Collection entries
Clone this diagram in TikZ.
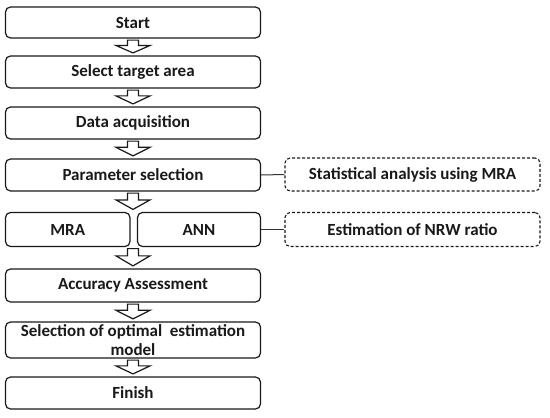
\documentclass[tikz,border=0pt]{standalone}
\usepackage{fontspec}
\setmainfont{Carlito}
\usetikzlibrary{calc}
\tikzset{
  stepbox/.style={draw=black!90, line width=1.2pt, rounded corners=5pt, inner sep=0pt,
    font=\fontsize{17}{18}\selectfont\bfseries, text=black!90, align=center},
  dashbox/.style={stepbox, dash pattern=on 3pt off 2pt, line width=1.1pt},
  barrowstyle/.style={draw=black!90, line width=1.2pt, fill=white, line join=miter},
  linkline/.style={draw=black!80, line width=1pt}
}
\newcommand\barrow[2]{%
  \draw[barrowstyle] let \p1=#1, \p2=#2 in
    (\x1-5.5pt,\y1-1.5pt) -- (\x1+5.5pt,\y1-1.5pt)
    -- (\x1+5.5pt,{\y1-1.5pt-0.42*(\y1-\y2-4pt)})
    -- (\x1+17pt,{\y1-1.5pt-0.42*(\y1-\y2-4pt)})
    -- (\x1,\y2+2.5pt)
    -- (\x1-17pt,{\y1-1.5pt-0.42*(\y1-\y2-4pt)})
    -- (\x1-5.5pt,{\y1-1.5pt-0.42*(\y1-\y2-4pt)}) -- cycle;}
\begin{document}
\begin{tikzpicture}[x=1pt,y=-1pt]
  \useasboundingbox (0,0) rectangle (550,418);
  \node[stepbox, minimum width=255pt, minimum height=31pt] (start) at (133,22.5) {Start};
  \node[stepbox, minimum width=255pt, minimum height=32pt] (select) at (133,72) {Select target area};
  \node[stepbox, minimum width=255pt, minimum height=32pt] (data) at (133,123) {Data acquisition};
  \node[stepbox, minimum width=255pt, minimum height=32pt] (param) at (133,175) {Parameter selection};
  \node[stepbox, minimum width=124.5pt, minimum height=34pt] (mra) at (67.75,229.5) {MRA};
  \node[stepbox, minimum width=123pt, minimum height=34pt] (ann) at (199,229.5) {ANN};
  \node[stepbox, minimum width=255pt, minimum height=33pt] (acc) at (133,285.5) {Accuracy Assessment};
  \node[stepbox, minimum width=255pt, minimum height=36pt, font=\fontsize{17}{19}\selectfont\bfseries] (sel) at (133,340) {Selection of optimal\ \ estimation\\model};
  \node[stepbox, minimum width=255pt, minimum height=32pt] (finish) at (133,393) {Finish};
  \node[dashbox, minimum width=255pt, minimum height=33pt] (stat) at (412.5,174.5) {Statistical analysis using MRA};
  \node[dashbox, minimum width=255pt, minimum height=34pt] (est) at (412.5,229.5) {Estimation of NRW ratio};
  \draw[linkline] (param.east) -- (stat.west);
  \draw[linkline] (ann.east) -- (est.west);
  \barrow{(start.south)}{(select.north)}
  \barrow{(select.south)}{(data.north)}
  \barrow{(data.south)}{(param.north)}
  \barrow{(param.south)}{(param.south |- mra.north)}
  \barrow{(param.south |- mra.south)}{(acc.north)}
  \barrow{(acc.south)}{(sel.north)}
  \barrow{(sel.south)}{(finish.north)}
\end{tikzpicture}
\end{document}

...

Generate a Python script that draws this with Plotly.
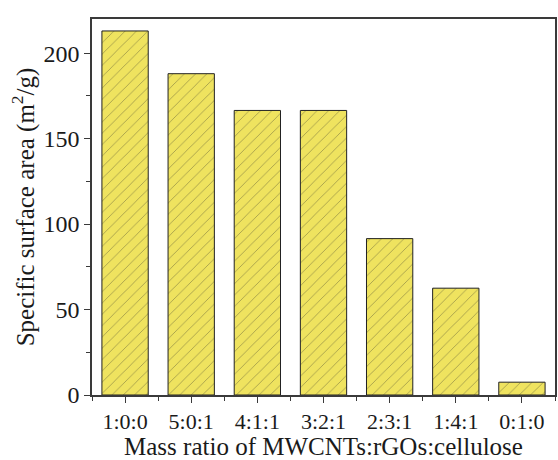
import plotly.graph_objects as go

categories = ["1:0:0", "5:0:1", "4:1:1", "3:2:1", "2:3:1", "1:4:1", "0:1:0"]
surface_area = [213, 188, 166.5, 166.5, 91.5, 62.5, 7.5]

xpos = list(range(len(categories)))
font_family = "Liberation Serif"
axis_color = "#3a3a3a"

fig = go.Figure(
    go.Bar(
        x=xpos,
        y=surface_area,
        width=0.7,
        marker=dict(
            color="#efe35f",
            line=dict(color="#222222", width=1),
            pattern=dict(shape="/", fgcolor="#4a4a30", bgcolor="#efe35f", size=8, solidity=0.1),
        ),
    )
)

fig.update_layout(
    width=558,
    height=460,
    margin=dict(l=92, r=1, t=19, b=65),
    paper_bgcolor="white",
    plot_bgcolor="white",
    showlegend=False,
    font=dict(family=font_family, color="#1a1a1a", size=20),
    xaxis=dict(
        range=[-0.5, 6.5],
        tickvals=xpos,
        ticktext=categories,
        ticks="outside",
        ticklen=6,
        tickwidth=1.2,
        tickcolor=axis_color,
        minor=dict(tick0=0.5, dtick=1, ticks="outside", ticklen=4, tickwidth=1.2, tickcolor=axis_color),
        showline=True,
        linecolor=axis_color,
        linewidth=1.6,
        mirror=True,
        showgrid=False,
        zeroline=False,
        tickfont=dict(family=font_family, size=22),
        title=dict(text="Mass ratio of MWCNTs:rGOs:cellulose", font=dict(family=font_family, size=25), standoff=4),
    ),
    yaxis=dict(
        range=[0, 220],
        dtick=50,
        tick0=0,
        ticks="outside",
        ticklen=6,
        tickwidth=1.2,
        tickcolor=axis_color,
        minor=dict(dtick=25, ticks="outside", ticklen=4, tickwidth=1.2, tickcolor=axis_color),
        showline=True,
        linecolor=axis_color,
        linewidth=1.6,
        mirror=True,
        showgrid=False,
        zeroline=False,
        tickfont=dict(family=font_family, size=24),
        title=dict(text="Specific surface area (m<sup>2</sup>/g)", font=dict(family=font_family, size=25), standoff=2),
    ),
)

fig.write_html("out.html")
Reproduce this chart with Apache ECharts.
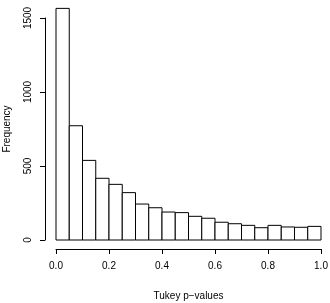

---

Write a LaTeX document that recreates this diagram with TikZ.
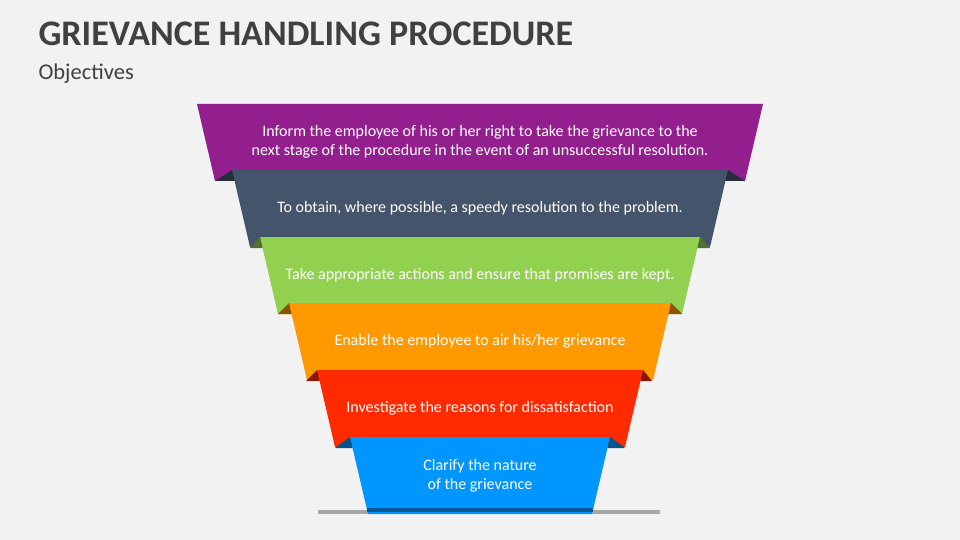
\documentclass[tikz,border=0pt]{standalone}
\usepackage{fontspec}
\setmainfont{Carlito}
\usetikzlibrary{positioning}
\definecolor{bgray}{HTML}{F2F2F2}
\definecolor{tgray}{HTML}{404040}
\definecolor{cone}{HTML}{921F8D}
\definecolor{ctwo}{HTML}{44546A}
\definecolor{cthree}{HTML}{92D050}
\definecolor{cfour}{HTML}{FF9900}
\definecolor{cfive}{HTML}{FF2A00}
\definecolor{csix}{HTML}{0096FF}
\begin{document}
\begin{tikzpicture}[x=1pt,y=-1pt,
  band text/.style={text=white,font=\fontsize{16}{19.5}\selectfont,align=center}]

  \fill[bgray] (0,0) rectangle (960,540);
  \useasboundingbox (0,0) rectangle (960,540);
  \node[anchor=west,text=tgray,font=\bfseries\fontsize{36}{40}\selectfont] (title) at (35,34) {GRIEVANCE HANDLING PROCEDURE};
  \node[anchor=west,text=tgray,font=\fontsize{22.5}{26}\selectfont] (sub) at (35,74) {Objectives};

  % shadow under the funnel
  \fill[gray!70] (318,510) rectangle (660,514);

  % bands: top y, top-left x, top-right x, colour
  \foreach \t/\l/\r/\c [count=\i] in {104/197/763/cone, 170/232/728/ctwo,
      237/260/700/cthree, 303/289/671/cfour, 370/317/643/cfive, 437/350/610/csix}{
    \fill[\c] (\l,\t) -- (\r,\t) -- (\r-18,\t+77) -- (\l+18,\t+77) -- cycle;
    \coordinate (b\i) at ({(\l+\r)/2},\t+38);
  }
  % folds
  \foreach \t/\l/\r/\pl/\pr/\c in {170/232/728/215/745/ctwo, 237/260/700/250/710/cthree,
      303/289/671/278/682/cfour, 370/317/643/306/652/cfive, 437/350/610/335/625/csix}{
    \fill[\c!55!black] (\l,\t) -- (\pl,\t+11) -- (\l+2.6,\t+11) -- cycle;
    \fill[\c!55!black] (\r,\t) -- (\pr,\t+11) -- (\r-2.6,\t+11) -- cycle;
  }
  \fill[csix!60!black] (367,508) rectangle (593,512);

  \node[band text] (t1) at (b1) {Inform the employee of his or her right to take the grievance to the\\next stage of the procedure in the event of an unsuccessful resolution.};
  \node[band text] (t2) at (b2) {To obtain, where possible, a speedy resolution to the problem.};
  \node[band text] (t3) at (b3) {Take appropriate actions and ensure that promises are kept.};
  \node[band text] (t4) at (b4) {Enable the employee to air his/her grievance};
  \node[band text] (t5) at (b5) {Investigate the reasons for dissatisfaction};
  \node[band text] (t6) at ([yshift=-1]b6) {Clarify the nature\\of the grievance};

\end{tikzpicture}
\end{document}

-- AIM OF THE EXERCISE --
Select all lines with the word "diagram" from the entries above.

-- EXERCISE RESPONSE --
Clone this diagram in TikZ.
Write a LaTeX document that recreates this diagram with TikZ.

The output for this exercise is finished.